The Jewish Home party is concerned that Prime Minister Binyamin Netanyahu intends to defuse enactment of the Overrule Clause that would under specified conditions allow the Knesset to re-enact laws that the Supreme Court has ruled out.
Jewish Home claims that after bombastic statements coming from Netanyahu in the week following Passover, the whole process is now completely stalled.
In light of this, party Chairman Naftali Bennett decided to promote the bill independently, in hopes for a majority in the Ministerial Committee on Legislation which would force the entire government to advance the issue.
The proposal to be raised seeks a broad-based Overrule Clause, according to which the Knesset will be able to re-enact a law that was rejected by the Supreme Court with a majority of 61 Knesset members.
The coalition faction head meeting that convened to discuss supporting the Overrule Clause adjourned with an agreement that legislation on the issue would be advanced during the Knesset's summer session.
However, the meeting was not attended by Kulanu Chairman and Finance Minister Moshe Kahlon, who was abroad. Party leaders are to meet with Kahlon today to hear his opinion on the subject.
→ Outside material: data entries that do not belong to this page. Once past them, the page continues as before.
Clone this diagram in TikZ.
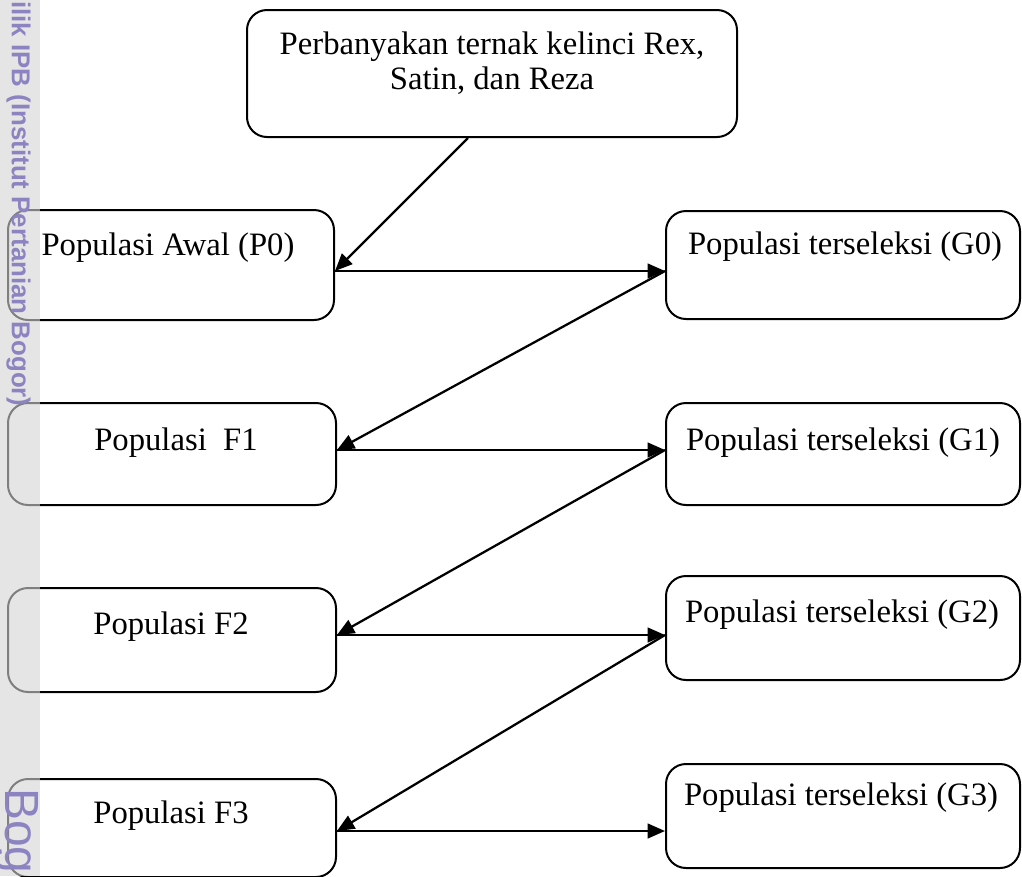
\documentclass[tikz,border=0pt]{standalone}
\usepackage{fontspec}
\setmainfont{Liberation Serif}
\newfontfamily\wmfont{Liberation Sans}
\usetikzlibrary{arrows.meta}
\definecolor{wmgray}{gray}{0.833}
\definecolor{wmtext}{RGB}{140,132,192}
\begin{document}
\begin{tikzpicture}[x=0.75pt,y=-0.75pt,
  box/.style={draw, line width=1.5pt, rounded corners=15pt, inner sep=0pt, fill=white},
  lbl/.style={anchor=base, font=\fontsize{24.5}{26.25}\selectfont, inner sep=0pt},
  arr/.style={-{Triangle[length=13pt,width=11pt]}, line width=1.7pt},
  wm/.style={rotate=-90, anchor=base west, inner sep=0pt, text=wmtext}]
\useasboundingbox (0,0) rectangle (1022,876);

% boxes
\node[box, minimum width=367.5pt, minimum height=95.25pt] (top) at (492,73.5) {};
\node[box, minimum width=244.5pt, minimum height=82.5pt] (p0) at (171,265) {};
\node[box, minimum width=246pt, minimum height=76.5pt] (f1) at (172,454) {};
\node[box, minimum width=246pt, minimum height=78pt] (f2) at (172,640) {};
\node[box, minimum width=246pt, minimum height=73.5pt] (f3) at (172,828) {};
\node[box, minimum width=265.5pt, minimum height=81pt] (g0) at (843,265) {};
\node[box, minimum width=265.5pt, minimum height=76.5pt] (g1) at (843,454) {};
\node[box, minimum width=265.5pt, minimum height=78pt] (g2) at (843,628) {};
\node[box, minimum width=265.5pt, minimum height=78pt] (g3) at (843,816) {};

% labels
\node[lbl] (ttop) at (492,54) {\begin{tabular}[t]{@{}c@{}}Perbanyakan ternak kelinci Rex,\\ Satin, dan Reza\end{tabular}};
\node[lbl] (tp0) at (168,255) {Populasi Awal (P0)};
\node[lbl] (tf1) at (176,450) {Populasi\ \ F1};
\node[lbl] (tf2) at (171,634) {Populasi F2};
\node[lbl] (tf3) at (171,823) {Populasi F3};
\node[lbl] (tg0) at (845,254) {Populasi terseleksi (G0)};
\node[lbl] (tg1) at (843,450) {Populasi terseleksi (G1)};
\node[lbl] (tg2) at (842,622) {Populasi terseleksi (G2)};
\node[lbl] (tg3) at (841,805) {Populasi terseleksi (G3)};

% connectors
\draw[arr] ([xshift=-18pt]top.south) -- ([yshift=-4.5pt]p0.east);
\draw[arr] ([yshift=-4.5pt]p0.east) -- ([yshift=-4.5pt]g0.west);
\draw[arr] ([yshift=-4.5pt]g0.west) -- ([yshift=3pt]f1.east);
\draw[arr] ([yshift=3pt]f1.east) -- ([yshift=3pt]g1.west);
\draw[arr] ([yshift=3pt]g1.west) -- ([yshift=3.75pt]f2.east);
\draw[arr] ([yshift=3.75pt]f2.east) -- ([yshift=-5.25pt]g2.west);
\draw[arr] ([yshift=-5.25pt]g2.west) -- ([yshift=-2.25pt]f3.east);
\draw[arr] ([yshift=-2.25pt]f3.east) -- ([yshift=-11.25pt]g3.west);

% watermark
\begin{scope}
\clip (0,0) rectangle (1022,876);
\fill[wmgray, opacity=0.6] (0,0) rectangle (40,876);
\node[wm, font=\wmfont\bfseries\fontsize{19.4}{20}\selectfont] (wm1) at (12,1) {ilik IPB (Institut Pertanian Bogor)};
\node[wm, font=\wmfont\fontsize{36}{38}\selectfont] (wm2) at (6,788) {Bog};
\end{scope}
\end{tikzpicture}
\end{document}
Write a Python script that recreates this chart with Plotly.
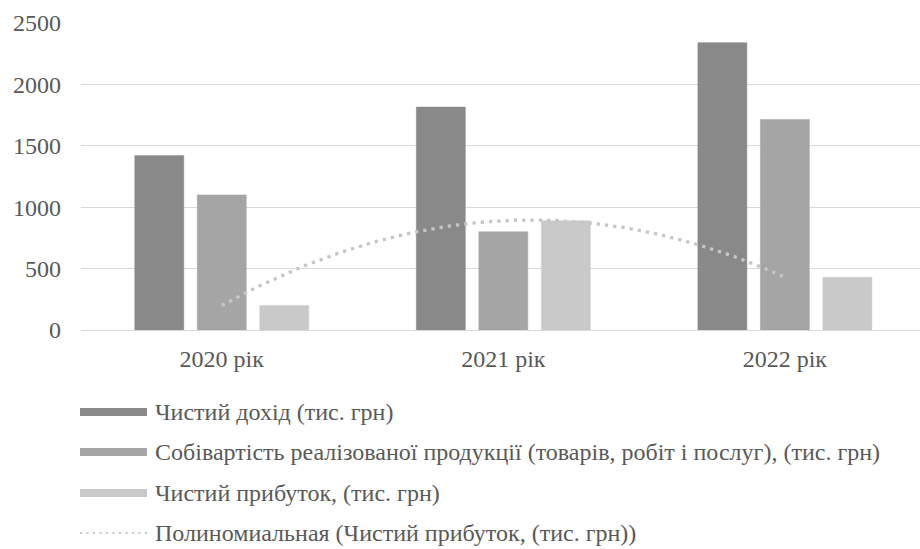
import numpy as np
import plotly.graph_objects as go

# Category labels and series values (тис. грн)
years = ["2020 рік", "2021 рік", "2022 рік"]
income = [1420, 1815, 2340]
cost = [1100, 800, 1715]
profit = [200, 890, 430]

series_names = [
    "Чистий дохід (тис. грн)",
    "Собівартість реалізованої продукції (товарів, робіт і послуг), (тис. грн)",
    "Чистий прибуток, (тис. грн)",
]
trend_name = "Полиномиальная (Чистий прибуток, (тис. грн))"
y_ticks = [0, 500, 1000, 1500, 2000, 2500]

colors = ["#898989", "#a5a5a5", "#c9c9c9"]
trend_color = "#c6c6c6"
text_color = "#595959"
font_family = "Liberation Serif, Times New Roman, serif"
fsize = 24

W, H = 920, 549
m_l, m_r, m_t, m_b = 81, 0, 23, 219

fig = go.Figure()
for name, vals, col in zip(series_names, [income, cost, profit], colors):
    fig.add_trace(go.Bar(
        x=years, y=vals, name=name, showlegend=False,
        marker=dict(color=col, line=dict(color=col, width=0.5)),
    ))

# Second-order polynomial trend of net profit
idx = np.arange(len(profit))
coef = np.polyfit(idx, profit, 2)
xs = np.linspace(0, len(profit) - 1, 80)
fig.add_trace(go.Scatter(
    x=xs, y=np.polyval(coef, xs), mode="lines", showlegend=False,
    line=dict(color=trend_color, width=3.3, dash="3.3px,5px"), xaxis="x2",
))

fig.update_layout(
    width=W, height=H,
    margin=dict(l=m_l, r=m_r, t=m_t, b=m_b),
    paper_bgcolor="white", plot_bgcolor="white",
    barmode="group", bargap=0.334, bargroupgap=0.216,
    font=dict(family=font_family, size=fsize, color=text_color),
    xaxis=dict(range=[-0.5, 2.48], showgrid=False, showline=False,
               ticks="", ticklabelstandoff=12,
               tickfont=dict(family=font_family, size=fsize, color=text_color)),
    xaxis2=dict(range=[-0.5, 2.48], overlaying="x", visible=False),
    yaxis=dict(range=[0, 2500], tickvals=y_ticks, showgrid=True,
               gridcolor="#d9d9d9", gridwidth=1.2, zeroline=True,
               zerolinecolor="#d9d9d9", zerolinewidth=1.2,
               ticks="", ticklabelstandoff=19,
               tickfont=dict(family=font_family, size=fsize, color=text_color)),
)

# Helpers: pixel position -> plot-area ("paper") fraction
plot_w = W - m_l - m_r
plot_h = H - m_t - m_b
def px(v):
    return (v - m_l) / plot_w
def py(v):
    return (H - m_b - v) / plot_h

# Legend drawn below the plot: swatch plus label per row
rows_y = [412, 452, 493, 533]
sw_x0, sw_x1 = px(80), px(147)
for yy, col in zip(rows_y[:3], colors):
    fig.add_shape(type="rect", xref="paper", yref="paper",
                  x0=sw_x0, x1=sw_x1, y0=py(yy + 4), y1=py(yy - 4),
                  fillcolor=col, line=dict(width=0))
fig.add_shape(type="line", xref="paper", yref="paper",
              x0=sw_x0, x1=sw_x1, y0=py(rows_y[3]), y1=py(rows_y[3]),
              line=dict(color=trend_color, width=2, dash="2px,4.5px"))

for yy, label in zip(rows_y, series_names + [trend_name]):
    fig.add_annotation(text=label, xref="paper", yref="paper",
                       x=px(153), y=py(yy), xanchor="left", yanchor="middle",
                       showarrow=False,
                       font=dict(family=font_family, size=fsize, color=text_color))

fig.write_html("out.html")
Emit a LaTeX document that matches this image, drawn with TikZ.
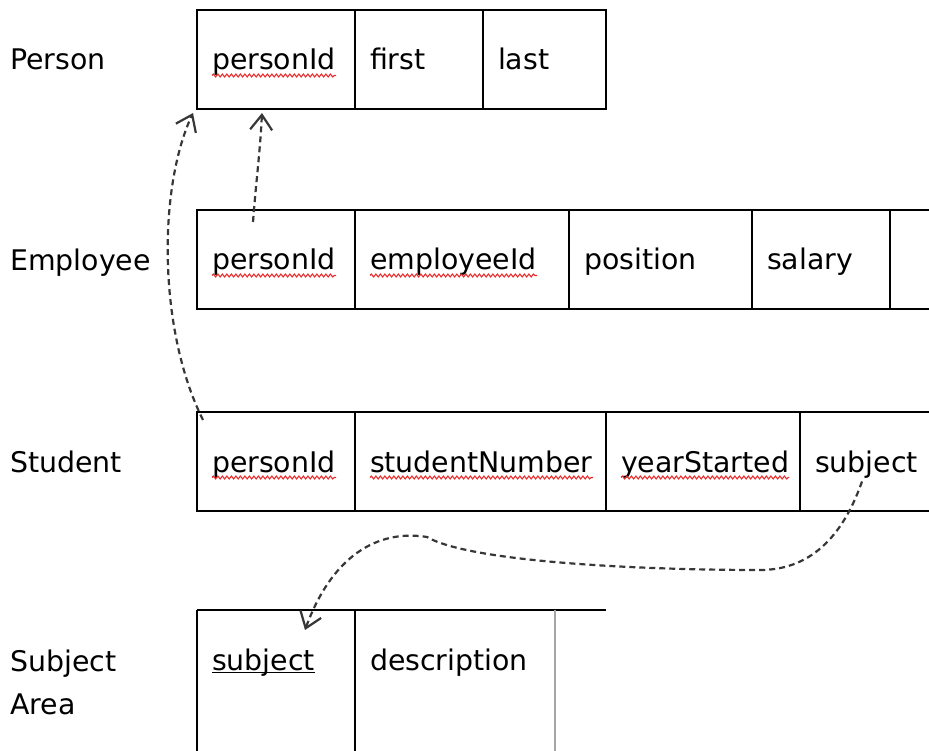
\documentclass[tikz,border=0pt]{standalone}
\usepackage{fontspec}
\setmainfont{DejaVu Sans}
\usetikzlibrary{
  arrows.meta,
  positioning,
  decorations.pathmorphing
}
\definecolor{LinkGray}{RGB}{55,55,55}
\definecolor{SpellRed}{RGB}{232,40,40}
\definecolor{DivGray}{RGB}{165,165,165}
\newcommand\pkey[1]{\setbox0=\hbox{#1}\rlap{\rule[-3pt]{\wd0}{1.3pt}}\box0}
\tikzset{
  rowlabel/.style={inner sep=0pt,align=left,font=\fontsize{28.4pt}{43pt}\selectfont},
  cell/.style={draw,line width=1.5pt,outer sep=0pt,inner xsep=15pt,inner ysep=0pt,minimum height=99pt,text width=#1,text height=21pt,text depth=0pt,align=left,font=\fontsize{28.4pt}{34pt}\selectfont},
  blankcell/.style={cell=#1,draw=none},
  frame/.style={line width=1.5pt},
  fkarrow/.style={-{Straight Barb[length=15pt,width=22pt]},dash pattern=on 6pt off 4pt,line width=2.2pt,draw=LinkGray},
  spell/.style={draw=SpellRed,line width=1.1pt,decorate,decoration={snake,segment length=4.5pt,amplitude=1.4pt}}
}

\begin{document}
\begin{tikzpicture}[x=1pt,y=-1pt]
\useasboundingbox (0,0) rectangle (929,751);
\clip (0,0) rectangle (929,751);

% row labels
\node[rowlabel,anchor=base west] (lperson) at (10,70) {Person};
\node[rowlabel,anchor=base west] (lemployee) at (10,271) {Employee};
\node[rowlabel,anchor=base west] (lstudent) at (10,472) {Student};
\node[rowlabel,anchor=north west] (lsubject) at (10,650) {Subject\\Area};

% Person
\node[cell=128,anchor=north west] (p1) at (197,10) {personId};
\node[cell=98,right=0pt of p1] (p2) {first};
\node[cell=93,right=0pt of p2] (p3) {last};

% Employee
\node[cell=128,anchor=north west] (e1) at (197,210) {personId};
\node[cell=184,right=0pt of e1] (e2) {employeeId};
\node[cell=153,right=0pt of e2] (e3) {position};
\node[cell=108,right=0pt of e3] (e4) {salary};
\node[cell=90,right=0pt of e4] (e5) {};

% Student
\node[cell=128,anchor=north west] (s1) at (197,412) {personId};
\node[cell=221,right=0pt of s1] (s2) {studentNumber};
\node[cell=164,right=0pt of s2] (s3) {yearStarted};
\node[cell=170,right=0pt of s3] (s4) {subject};

% Subject Area
\node[blankcell=128,anchor=north west] (sa1) at (197,610) {\pkey{subject}};
\node[blankcell=170,right=0pt of sa1] (sa2) {description};
\draw[frame] (sa1.north west) -- ++(409,0);
\draw[frame] (sa1.north west) -- ++(0,160);
\draw[frame] (sa1.north east) -- ++(0,160);
\draw[frame,draw=DivGray] (sa2.north east) -- ++(0,160);

% spelling marks
\draw[spell] ([xshift=15pt,yshift=-16pt]p1.west) -- ++(124,0);
\draw[spell] ([xshift=15pt,yshift=-16pt]e1.west) -- ++(124,0);
\draw[spell] ([xshift=15pt,yshift=-16pt]e2.west) -- ++(167,0);
\draw[spell] ([xshift=15pt,yshift=-16pt]s1.west) -- ++(124,0);
\draw[spell] ([xshift=15pt,yshift=-16pt]s2.west) -- ++(223,0);
\draw[spell] ([xshift=15pt,yshift=-16pt]s3.west) -- ++(168,0);

% foreign keys
\coordinate (fk1s) at ([xshift=56pt,yshift=-12pt]e1.north west);
\coordinate (fk1e) at ([xshift=65pt,yshift=-4pt]p1.south west);
\coordinate (fk2s) at ([xshift=6pt,yshift=-8pt]s1.north west);
\coordinate (fk2e) at ([xshift=-4pt,yshift=-4pt]p1.south west);
\coordinate (fk3s) at ([xshift=62pt,yshift=-20pt]s4.west);
\coordinate (fk3e) at ([xshift=108pt,yshift=-20pt]sa1.north west);

\draw[fkarrow] (fk1s) .. controls +(3,-40) and +(-2,40) .. (fk1e);
\draw[fkarrow] (fk2s) .. controls +(-45,-90) and +(-35,75) .. (fk2e);
\draw[fkarrow] (fk3s) .. controls (845,530) and (815,570) .. (760,570)
  .. controls (640,570) and (470,562) .. (427,537)
  .. controls (385,530) and (335,548) .. (fk3e);
\end{tikzpicture}
\end{document}
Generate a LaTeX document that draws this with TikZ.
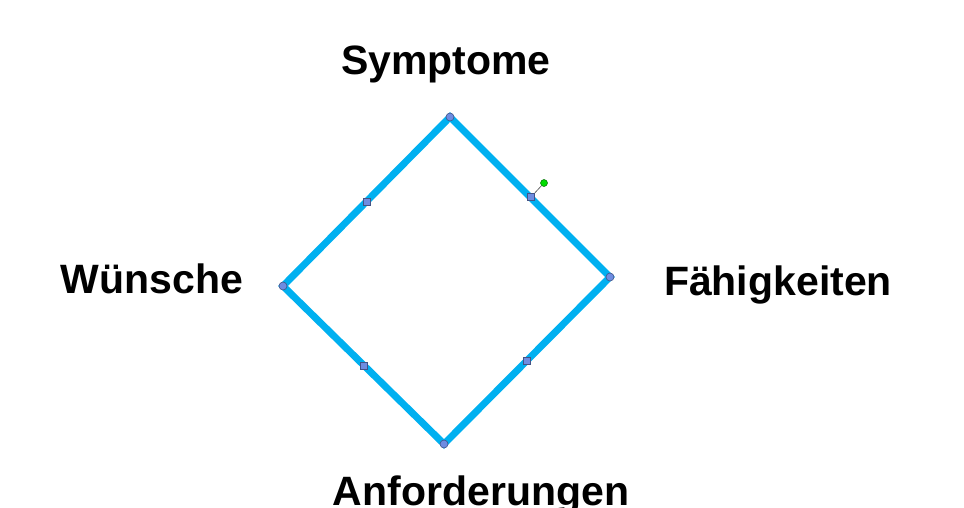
\documentclass[tikz,border=0pt]{standalone}
\usepackage{fontspec}
\setmainfont{Liberation Sans}
\definecolor{rahmen}{RGB}{0,176,240}
\definecolor{griff}{RGB}{110,140,225}
\definecolor{dreh}{RGB}{0,220,0}
\tikzset{
  ecke/.style={circle,draw=griff!60!black,fill=griff,inner sep=0pt,minimum size=8pt,line width=0.6pt},
  mitte/.style={rectangle,draw=griff!60!black,fill=griff,inner sep=0pt,minimum size=7.5pt,line width=0.6pt},
  titel/.style={anchor=base,font=\bfseries\fontsize{41}{48}\selectfont,inner sep=0pt}
}
\begin{document}
\begin{tikzpicture}[x=1pt,y=-1pt]
  \useasboundingbox (0,0) rectangle (964,507);
  \coordinate (o) at (450,117);
  \coordinate (r) at (610,277);
  \coordinate (u) at (444,444);
  \coordinate (l) at (283,286);
  \draw[rahmen,line width=7pt,line join=miter] (o) -- (r) -- (u) -- (l) -- cycle;
  \node[ecke] (eo) at (o) {};
  \node[ecke] (er) at (r) {};
  \node[ecke] (eu) at (u) {};
  \node[ecke] (el) at (l) {};
  \node[mitte] (mor) at (531,197) {};
  \node[mitte] (mru) at (527,361) {};
  \node[mitte] (mul) at (364,366) {};
  \node[mitte] (mlo) at (367,202) {};
  \node[circle,draw=dreh!50!black,fill=dreh,inner sep=0pt,minimum size=7pt,line width=0.5pt] (d) at (544,183) {};
  \draw[black!70,line width=0.6pt] (mor) -- (d);
  \node[titel] (symptome) at (446,74) {Symptome};
  \node[titel] (wuensche) at (152,293) {Wünsche};
  \node[titel] (faehig) at (778,295) {Fähigkeiten};
  \node[titel] (anford) at (481,505) {Anforderungen};
\end{tikzpicture}
\end{document}
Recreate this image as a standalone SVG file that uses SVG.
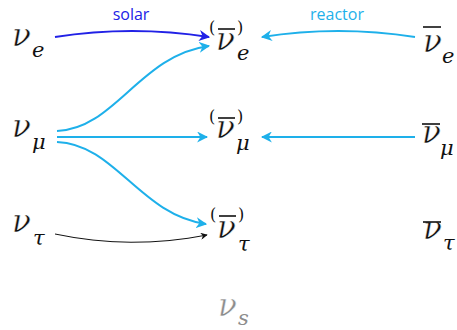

It was also agreed at the meeting that in parallel with continued discussions, Netanyahu will meet soon with Supreme Court Chief Justice Esther Hayut.
Knesset Member Bezalel Smotrich (Jewish Home) has not been convinced of Netanyahu's serious intention to pass the Overrule Clause. "Netanyahu's test if he really wants to pass the Overrule Clause or just use it as an excuse to advance elections will be whether today at the end of the party leaders' meeting he instructs passage of the Overrule Clause in ministerial committee this week," he said previously.
Smotrich is on record saying that if Netanyahu does not fight to advance the clause, "the failure to deport the infiltrators will be on his head.
"If he adjourns the party leaders' meeting with a rationalization and says as long as there are no prior agreements he won't start to legislate in practice, it shows that it was all a poor excuse for elections," Smotrich said.